Мы вправе оспорить и те допущения, благодаря которым строится некая «мораль» этой истории и та система ценностей, где Антоний предстаёт жаждущим, а Клеопатра — безнравственной. Он пробыл в походе восемь месяцев, он видел гибель тысяч своих солдат и сам многократно рисковал жизнью. Что же такого в том, что, оказавшись в относительной безопасности, он обратил свои помыслы к своей возлюбленной и другу, к утончённой и умной женщине, которая родила ему двоих близнецов и которую он, так надолго отправляясь на войну, оставил беременной, к женщине, которая была единственной из всех сподвижников, кто, подобно ему, знала, как тяжко бремя власти? Предположим, что он тосковал по ней. Предположим, что прибытие её откладывалось со дня на день и ожидание делалось столь нестерпимым, что он вскакивал из-за стола и вглядывался в горизонт. Что уж в этом поведении такого нелепого и заслуживающего осуждения? И должны ли мы признать, что судьба, уготованная Юпитером Энею, — воевать, править и пестовать своего сына — исчерпывает до конца и охватывает целиком весь спектр человеческих возможностей? И всегда ли индивидуальное чувство должно быть подчинено жёстким требованиям патриархального, националистического государства? И разве сексуальность нужна для того лишь, чтобы не пресеклась династия? И неужели Дидона всегда обречена на разлуку и смерть?
На все эти вопросы Октавий ответил бы утвердительно. По крайней мере так нам внушают. Так описывает Дион Кассий его визит к Клеопатре после гибели Антония: «Взоры, которые она устремляла на него, речи, которые она обращала к нему, были нежны. Октавий не остался к ним бесчувственным, но не позволил себе увлечься ими и во всё время разговора смотрел, не поднимая головы, себе под ноги». Вот так, подобно Энею и не в пример Антонию, он поборол искушение, которое могло бы помешать ему исполнить свой долг и получить за это заслуженную награду — власть над Римом. Как и Дидона, Клеопатра, по октавианской версии, воплощает всё то, что мужчина, желающий быть истинно великим и истинно мужественным, должен отринуть.
Как и всякое персонифицированное искушение, достойное называться этим именем, Клеопатра — та, кого следует сторониться, — совершенно неотразима. Она сексуальна, женственна, экзотична, свободна от всех запретов, ослепительно красива. Словом, это — воплощённая Женщина. «С одной стороны, — писал психоаналитик Жак Лакан, — женщина становится (или её делают) именно тем, чем не является мужчина; это — сексуальные различия; с другой стороны, как то, от чего он должен отрекаться, она — объект наслаждения». Октавий и его присные разрабатывали именно «инакость» Клеопатры — её половые, этнические, культурные, моральные отличия от идеального римского мужчины. И, поступая таким образом, они волей-неволей делали из неё не только врага, но желанный всем объект вожделения. Подчёркивая, какую опасность представляет для мужчин эта сирена, они прославляли её привлекательность. Порицая её распутство, они неумышленно ассоциировали её с понятием «наслаждение», с невыразимыми словами удовольствиями и блаженством.

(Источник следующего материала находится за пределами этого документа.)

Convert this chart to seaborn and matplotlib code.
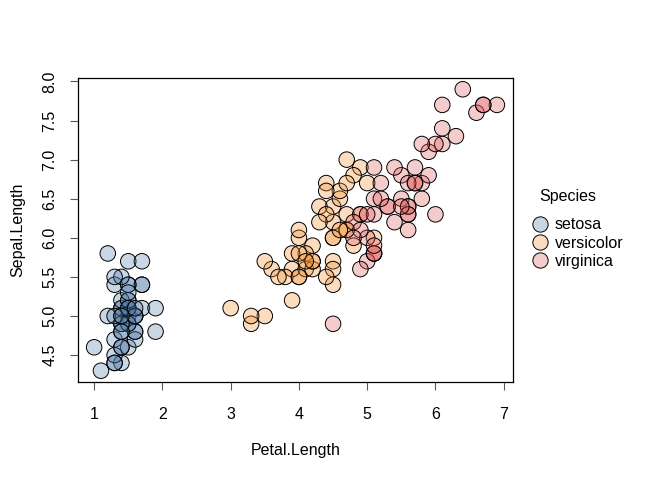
import numpy as np
import pandas as pd
import seaborn as sns
import matplotlib.pyplot as plt
from matplotlib.lines import Line2D

species_names = ["setosa", "versicolor", "virginica"]

# Fisher's iris, row order (50 per species)
sepal_length = [
    5.1, 4.9, 4.7, 4.6, 5.0, 5.4, 4.6, 5.0, 4.4, 4.9,
    5.4, 4.8, 4.8, 4.3, 5.8, 5.7, 5.4, 5.1, 5.7, 5.1,
    5.4, 5.1, 4.6, 5.1, 4.8, 5.0, 5.0, 5.2, 5.2, 4.7,
    4.8, 5.4, 5.2, 5.5, 4.9, 5.0, 5.5, 4.9, 4.4, 5.1,
    5.0, 4.5, 4.4, 5.0, 5.1, 4.8, 5.1, 4.6, 5.3, 5.0,
    7.0, 6.4, 6.9, 5.5, 6.5, 5.7, 6.3, 4.9, 6.6, 5.2,
    5.0, 5.9, 6.0, 6.1, 5.6, 6.7, 5.6, 5.8, 6.2, 5.6,
    5.9, 6.1, 6.3, 6.1, 6.4, 6.6, 6.8, 6.7, 6.0, 5.7,
    5.5, 5.5, 5.8, 6.0, 5.4, 6.0, 6.7, 6.3, 5.6, 5.5,
    5.5, 6.1, 5.8, 5.0, 5.6, 5.7, 5.7, 6.2, 5.1, 5.7,
    6.3, 5.8, 7.1, 6.3, 6.5, 7.6, 4.9, 7.3, 6.7, 7.2,
    6.5, 6.4, 6.8, 5.7, 5.8, 6.4, 6.5, 7.7, 7.7, 6.0,
    6.9, 5.6, 7.7, 6.3, 6.7, 7.2, 6.2, 6.1, 6.4, 7.2,
    7.4, 7.9, 6.4, 6.3, 6.1, 7.7, 6.3, 6.4, 6.0, 6.9,
    6.7, 6.9, 5.8, 6.8, 6.7, 6.7, 6.3, 6.5, 6.2, 5.9,
]
petal_length = [
    1.4, 1.4, 1.3, 1.5, 1.4, 1.7, 1.4, 1.5, 1.4, 1.5,
    1.5, 1.6, 1.4, 1.1, 1.2, 1.5, 1.3, 1.4, 1.7, 1.5,
    1.7, 1.5, 1.0, 1.7, 1.9, 1.6, 1.6, 1.5, 1.4, 1.6,
    1.6, 1.5, 1.5, 1.4, 1.5, 1.2, 1.3, 1.4, 1.3, 1.5,
    1.3, 1.3, 1.3, 1.6, 1.9, 1.4, 1.6, 1.4, 1.5, 1.4,
    4.7, 4.5, 4.9, 4.0, 4.6, 4.5, 4.7, 3.3, 4.6, 3.9,
    3.5, 4.2, 4.0, 4.7, 3.6, 4.4, 4.5, 4.1, 4.5, 3.9,
    4.8, 4.0, 4.9, 4.7, 4.3, 4.4, 4.8, 5.0, 4.5, 3.5,
    3.8, 3.7, 3.9, 5.1, 4.5, 4.5, 4.7, 4.4, 4.1, 4.0,
    4.4, 4.6, 4.0, 3.3, 4.2, 4.2, 4.2, 4.3, 3.0, 4.1,
    6.0, 5.1, 5.9, 5.6, 5.8, 6.6, 4.5, 6.3, 5.8, 6.1,
    5.1, 5.3, 5.5, 5.0, 5.1, 5.3, 5.5, 6.7, 6.9, 5.0,
    5.7, 4.9, 6.7, 4.9, 5.7, 6.0, 4.8, 4.9, 5.6, 5.8,
    6.1, 6.4, 5.6, 5.1, 5.6, 6.1, 5.6, 5.5, 4.8, 5.4,
    5.6, 5.1, 5.1, 5.9, 5.7, 5.2, 5.0, 5.2, 5.4, 5.1,
]
species = np.repeat(species_names, 50)

colors = ["#4E79A7", "#F28E2B", "#E15759"]
fill_alpha = 0.3

df = pd.DataFrame({
    "Petal.Length": petal_length,
    "Sepal.Length": sepal_length,
    "Species": species,
})

plt.rcParams["font.family"] = ["Liberation Sans", "DejaVu Sans"]
plt.rcParams["font.size"] = 11.5

fig = plt.figure(figsize=(6.72, 4.8), dpi=100)
ax = fig.add_axes([0.1161, 0.2042, 0.6473, 0.6333])

sns.scatterplot(
    data=df,
    x="Petal.Length",
    y="Sepal.Length",
    hue="Species",
    palette=colors,
    s=125,
    edgecolor="black",
    linewidth=0.7,
    legend=False,
    ax=ax,
)

# transparent fill, opaque outline
for coll in ax.collections:
    fc = coll.get_facecolors()
    fc[:, 3] = fill_alpha
    coll.set_facecolors(fc)

ax.set_xlim(0.764, 7.136)
ax.set_ylim(4.156, 8.044)
ax.set_xticks([1, 2, 3, 4, 5, 6, 7])
yt = np.arange(4.5, 8.01, 0.5)
ax.set_yticks(yt)
ax.set_yticklabels([f"{v:.1f}" for v in yt])
ax.tick_params(length=6, width=0.8, color="0.35")
ax.tick_params(axis="x", pad=12)
ax.tick_params(axis="y", pad=9)
for lab in ax.get_yticklabels():
    lab.set_rotation(90)
    lab.set_va("center")
for sp in ax.spines.values():
    sp.set_linewidth(0.9)
    sp.set_color("black")
ax.set_xlabel("Petal.Length", labelpad=15)
ax.set_ylabel("Sepal.Length", labelpad=12)

handles = [
    Line2D([], [], linestyle="", marker="o", markersize=11,
           markerfacecolor=(*plt.matplotlib.colors.to_rgb(c), fill_alpha),
           markeredgecolor="black", markeredgewidth=0.7)
    for c in colors
]
fig.text(0.845, 0.590, "Species", ha="center", va="center")
fig.legend(
    handles, species_names,
    loc="upper left", bbox_to_anchor=(0.792, 0.547),
    frameon=False, handlelength=1.0, handletextpad=0.4,
    labelspacing=0.2, borderaxespad=0, borderpad=0,
)

fig.savefig("out.png", dpi=100)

Октавий создал незабываемый образ. Память о вымышленной им Клеопатре — царице волшебной страны, соблазнительнице, не ведающей пресыщения, красавице, не знающей себе равных, — не меркла на протяжении столетий, затмевая своим блеском образ самого Августа. Живописуя её пороки, он надеялся ярче выделить собственные добродетели, но нашлось не много охотников подражать этому образцу доблести. Как и во всех подобных случаях, интерес вызывает не тот, кто упорно сопротивляется искушению, а именно то, от чего он отказывается. В поздний классический период и в эпоху раннего Средневековья из всего разнообразия составляющих её легенду историй особой любовью и вниманием пользовался один сюжет — его не только сохраняли, но и разрабатывали. Это её пиршество — воплощение запретной роскоши, которую Клеопатра олицетворяла. Почти через сто лет после её смерти первым в подробностях его описал Лукан в своей «Фарсалии» в той сцене, где царица Египта в своём Александрийском дворце даёт обед в честь Юлия Цезаря. Затем такие же воображаемые пиршества мы встречаем в разные периоды её жизни, но для Плутарха и Плиния, для историка III века Афинея и Сократа Родосского, на которого он ссылается, почётным гостем на этом фантастическом пиршестве становится уже Антоний. Меняется хронология, но суть самого «банкета» остаётся прежней. Он исполнен избыточной чувственности и направлен на соблазнение.